• STATED TASK:
Nothing but the lines from the line with "Write a component" to the line with "import * as d3 from 'd3'", both included, is to be repeated, and those exactly. Leave out the pictures.

** begin GIVEN DATA **

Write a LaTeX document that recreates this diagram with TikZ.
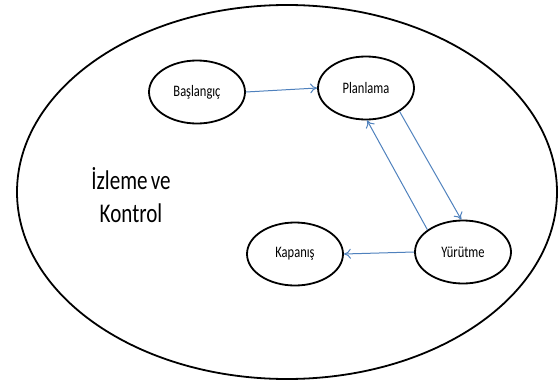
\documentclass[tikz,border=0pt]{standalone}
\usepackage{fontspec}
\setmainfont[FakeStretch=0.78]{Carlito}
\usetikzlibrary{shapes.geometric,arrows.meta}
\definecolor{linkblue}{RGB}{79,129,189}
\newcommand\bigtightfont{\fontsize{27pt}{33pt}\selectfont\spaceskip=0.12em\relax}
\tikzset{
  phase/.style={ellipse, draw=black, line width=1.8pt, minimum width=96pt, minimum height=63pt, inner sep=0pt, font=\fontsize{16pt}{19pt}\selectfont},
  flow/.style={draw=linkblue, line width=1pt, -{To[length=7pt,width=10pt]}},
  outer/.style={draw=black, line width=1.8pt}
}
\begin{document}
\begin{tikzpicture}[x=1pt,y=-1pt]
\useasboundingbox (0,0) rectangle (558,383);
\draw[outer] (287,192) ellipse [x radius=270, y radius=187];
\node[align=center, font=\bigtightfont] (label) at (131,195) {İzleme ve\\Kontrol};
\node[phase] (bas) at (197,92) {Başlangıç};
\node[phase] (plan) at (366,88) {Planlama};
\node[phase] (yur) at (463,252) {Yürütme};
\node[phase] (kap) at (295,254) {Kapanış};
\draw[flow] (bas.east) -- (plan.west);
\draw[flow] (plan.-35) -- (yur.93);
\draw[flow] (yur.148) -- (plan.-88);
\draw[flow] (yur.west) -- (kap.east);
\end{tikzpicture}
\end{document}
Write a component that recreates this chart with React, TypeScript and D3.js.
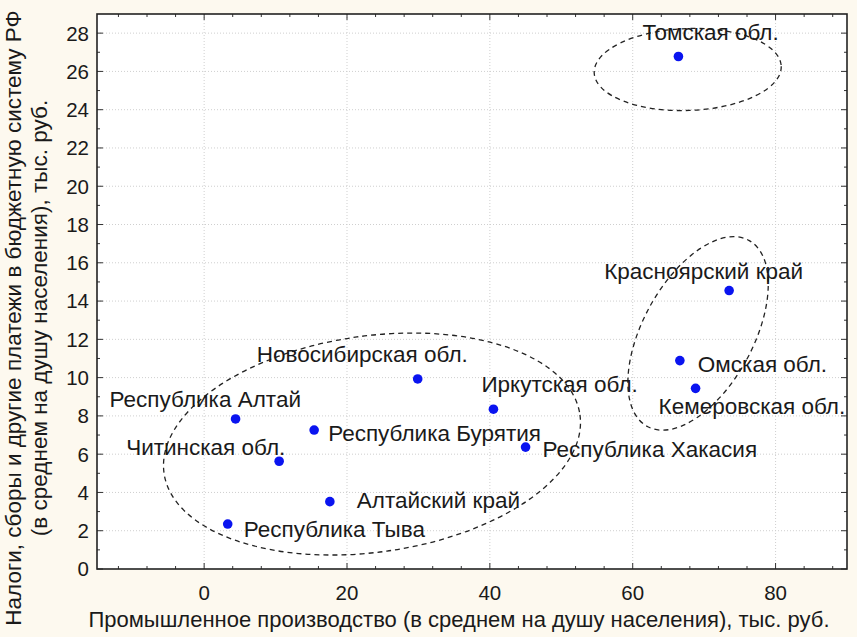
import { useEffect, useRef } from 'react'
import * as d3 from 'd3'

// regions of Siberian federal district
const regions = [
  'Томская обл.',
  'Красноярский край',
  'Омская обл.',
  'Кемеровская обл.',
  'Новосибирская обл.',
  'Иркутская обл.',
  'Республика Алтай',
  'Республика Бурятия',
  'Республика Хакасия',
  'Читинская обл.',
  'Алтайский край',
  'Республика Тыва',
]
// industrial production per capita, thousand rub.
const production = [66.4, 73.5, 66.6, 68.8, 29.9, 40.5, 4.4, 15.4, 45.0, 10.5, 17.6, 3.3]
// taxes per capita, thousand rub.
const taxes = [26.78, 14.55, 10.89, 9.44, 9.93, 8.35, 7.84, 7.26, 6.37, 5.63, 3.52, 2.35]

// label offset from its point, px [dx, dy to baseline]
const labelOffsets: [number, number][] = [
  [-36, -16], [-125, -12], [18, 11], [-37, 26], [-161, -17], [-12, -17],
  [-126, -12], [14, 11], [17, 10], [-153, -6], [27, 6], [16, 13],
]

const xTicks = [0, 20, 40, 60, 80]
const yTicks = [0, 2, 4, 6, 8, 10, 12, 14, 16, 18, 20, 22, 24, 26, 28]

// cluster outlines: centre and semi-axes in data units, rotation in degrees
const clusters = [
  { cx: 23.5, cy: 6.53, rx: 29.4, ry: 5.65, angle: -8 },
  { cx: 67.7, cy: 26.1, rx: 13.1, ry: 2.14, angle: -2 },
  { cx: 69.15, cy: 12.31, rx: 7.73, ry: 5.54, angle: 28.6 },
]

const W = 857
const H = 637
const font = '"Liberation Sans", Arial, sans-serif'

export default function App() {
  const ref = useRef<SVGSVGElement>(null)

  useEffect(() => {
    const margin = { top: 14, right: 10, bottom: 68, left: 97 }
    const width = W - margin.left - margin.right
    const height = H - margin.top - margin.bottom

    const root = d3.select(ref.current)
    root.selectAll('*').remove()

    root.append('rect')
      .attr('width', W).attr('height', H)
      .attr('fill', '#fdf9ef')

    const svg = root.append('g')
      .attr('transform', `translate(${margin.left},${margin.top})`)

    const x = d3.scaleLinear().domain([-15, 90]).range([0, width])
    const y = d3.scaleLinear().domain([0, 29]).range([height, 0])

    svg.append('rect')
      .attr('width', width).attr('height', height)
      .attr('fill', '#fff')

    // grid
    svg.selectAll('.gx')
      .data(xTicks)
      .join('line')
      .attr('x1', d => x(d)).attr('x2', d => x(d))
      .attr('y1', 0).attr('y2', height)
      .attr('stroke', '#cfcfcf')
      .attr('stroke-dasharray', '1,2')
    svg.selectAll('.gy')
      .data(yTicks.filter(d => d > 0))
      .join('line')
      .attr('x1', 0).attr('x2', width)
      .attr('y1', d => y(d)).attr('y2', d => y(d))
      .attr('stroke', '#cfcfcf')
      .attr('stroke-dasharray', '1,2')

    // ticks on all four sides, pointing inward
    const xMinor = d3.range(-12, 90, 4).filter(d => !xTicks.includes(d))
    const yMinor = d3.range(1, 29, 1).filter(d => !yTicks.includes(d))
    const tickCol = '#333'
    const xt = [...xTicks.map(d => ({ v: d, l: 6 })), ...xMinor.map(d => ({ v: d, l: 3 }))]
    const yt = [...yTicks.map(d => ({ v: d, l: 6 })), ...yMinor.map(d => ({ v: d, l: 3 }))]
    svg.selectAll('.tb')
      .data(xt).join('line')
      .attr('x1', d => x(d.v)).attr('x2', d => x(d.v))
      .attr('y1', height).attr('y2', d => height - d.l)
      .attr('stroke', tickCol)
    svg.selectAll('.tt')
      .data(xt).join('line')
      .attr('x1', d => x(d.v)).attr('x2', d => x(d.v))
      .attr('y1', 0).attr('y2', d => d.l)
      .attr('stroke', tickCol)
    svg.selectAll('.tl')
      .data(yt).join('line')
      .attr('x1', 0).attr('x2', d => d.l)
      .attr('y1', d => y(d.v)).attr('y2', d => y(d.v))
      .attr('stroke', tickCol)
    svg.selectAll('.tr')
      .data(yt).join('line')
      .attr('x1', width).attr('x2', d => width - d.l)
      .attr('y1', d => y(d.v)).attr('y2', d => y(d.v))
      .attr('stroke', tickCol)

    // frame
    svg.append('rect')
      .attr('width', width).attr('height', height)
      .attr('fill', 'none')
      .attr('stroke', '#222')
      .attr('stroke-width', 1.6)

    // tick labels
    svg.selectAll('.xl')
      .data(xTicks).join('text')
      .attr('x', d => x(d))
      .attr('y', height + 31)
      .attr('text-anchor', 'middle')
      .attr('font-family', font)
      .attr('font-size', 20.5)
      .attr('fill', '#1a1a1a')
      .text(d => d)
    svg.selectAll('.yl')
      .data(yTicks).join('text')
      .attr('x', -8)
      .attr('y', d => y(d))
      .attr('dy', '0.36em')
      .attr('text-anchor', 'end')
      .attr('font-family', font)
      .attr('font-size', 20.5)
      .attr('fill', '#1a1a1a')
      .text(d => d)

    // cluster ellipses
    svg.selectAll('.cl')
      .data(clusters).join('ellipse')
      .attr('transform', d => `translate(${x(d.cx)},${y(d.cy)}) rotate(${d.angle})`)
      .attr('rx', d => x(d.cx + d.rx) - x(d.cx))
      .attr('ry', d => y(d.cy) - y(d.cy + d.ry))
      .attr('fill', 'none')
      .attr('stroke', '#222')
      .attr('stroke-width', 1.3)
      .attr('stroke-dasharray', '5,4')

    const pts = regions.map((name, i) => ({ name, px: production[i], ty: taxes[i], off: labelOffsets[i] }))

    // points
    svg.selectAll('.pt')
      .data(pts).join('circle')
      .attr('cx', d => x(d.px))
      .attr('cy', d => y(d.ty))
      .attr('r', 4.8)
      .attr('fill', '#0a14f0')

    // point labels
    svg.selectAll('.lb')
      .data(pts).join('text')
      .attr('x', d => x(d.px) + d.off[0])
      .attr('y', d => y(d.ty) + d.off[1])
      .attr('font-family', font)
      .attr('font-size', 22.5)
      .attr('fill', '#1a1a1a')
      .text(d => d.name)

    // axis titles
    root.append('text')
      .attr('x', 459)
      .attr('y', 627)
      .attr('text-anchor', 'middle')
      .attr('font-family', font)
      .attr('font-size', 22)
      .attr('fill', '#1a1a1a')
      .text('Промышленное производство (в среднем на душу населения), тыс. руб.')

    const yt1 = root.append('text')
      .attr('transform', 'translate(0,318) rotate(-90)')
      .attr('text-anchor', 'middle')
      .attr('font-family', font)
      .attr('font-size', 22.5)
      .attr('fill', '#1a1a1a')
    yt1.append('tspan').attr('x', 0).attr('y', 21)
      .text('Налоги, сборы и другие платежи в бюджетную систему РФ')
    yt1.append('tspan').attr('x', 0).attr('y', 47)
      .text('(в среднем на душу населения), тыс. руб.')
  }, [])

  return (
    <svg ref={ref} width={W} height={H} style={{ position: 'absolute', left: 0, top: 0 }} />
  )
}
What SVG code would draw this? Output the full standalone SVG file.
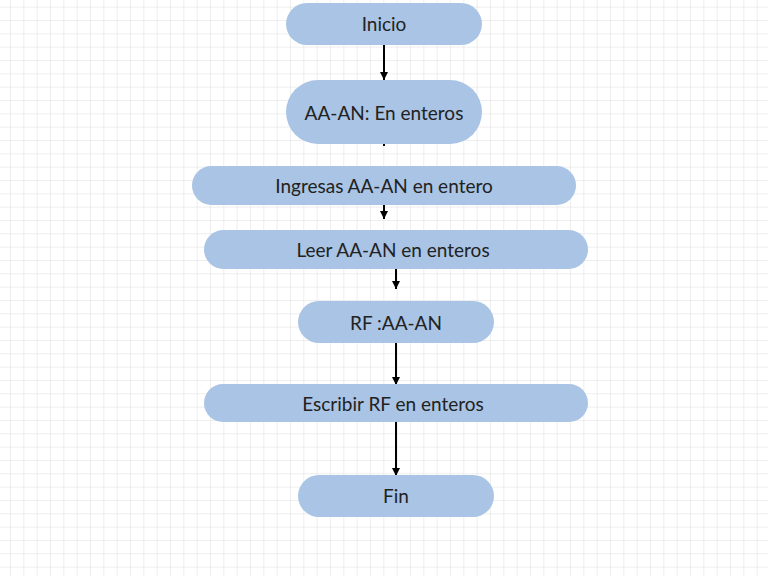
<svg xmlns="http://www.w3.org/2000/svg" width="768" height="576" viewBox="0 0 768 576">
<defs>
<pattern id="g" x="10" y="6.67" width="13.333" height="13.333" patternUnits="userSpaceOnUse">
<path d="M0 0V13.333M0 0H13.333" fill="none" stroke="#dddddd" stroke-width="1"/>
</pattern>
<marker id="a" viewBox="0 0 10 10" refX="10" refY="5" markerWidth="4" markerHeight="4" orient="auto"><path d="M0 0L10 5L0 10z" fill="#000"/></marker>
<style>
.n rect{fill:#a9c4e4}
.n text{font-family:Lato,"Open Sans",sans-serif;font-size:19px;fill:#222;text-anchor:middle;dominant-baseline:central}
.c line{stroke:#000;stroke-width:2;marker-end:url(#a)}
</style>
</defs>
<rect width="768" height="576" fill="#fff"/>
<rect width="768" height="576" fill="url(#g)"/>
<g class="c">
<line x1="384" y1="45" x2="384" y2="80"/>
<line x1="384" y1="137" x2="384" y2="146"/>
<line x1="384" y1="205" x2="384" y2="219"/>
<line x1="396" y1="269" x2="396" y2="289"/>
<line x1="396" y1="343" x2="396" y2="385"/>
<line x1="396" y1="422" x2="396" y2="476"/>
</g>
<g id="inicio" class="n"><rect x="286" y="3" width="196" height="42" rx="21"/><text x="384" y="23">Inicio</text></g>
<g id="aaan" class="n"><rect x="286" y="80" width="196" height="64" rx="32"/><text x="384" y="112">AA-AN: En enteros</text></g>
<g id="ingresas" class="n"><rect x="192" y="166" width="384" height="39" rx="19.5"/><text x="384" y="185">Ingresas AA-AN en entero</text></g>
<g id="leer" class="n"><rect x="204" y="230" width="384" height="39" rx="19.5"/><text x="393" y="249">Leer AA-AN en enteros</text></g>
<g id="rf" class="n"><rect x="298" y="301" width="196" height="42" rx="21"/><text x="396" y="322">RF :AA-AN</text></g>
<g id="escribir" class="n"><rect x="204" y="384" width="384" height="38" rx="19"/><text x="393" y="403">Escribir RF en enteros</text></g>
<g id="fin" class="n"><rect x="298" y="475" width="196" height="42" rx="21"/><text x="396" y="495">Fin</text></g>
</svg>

** end GIVEN DATA **

• RESULT BELOW:
Write a component that recreates this chart with React, TypeScript and D3.js.
import { useEffect, useRef } from 'react'
import * as d3 from 'd3'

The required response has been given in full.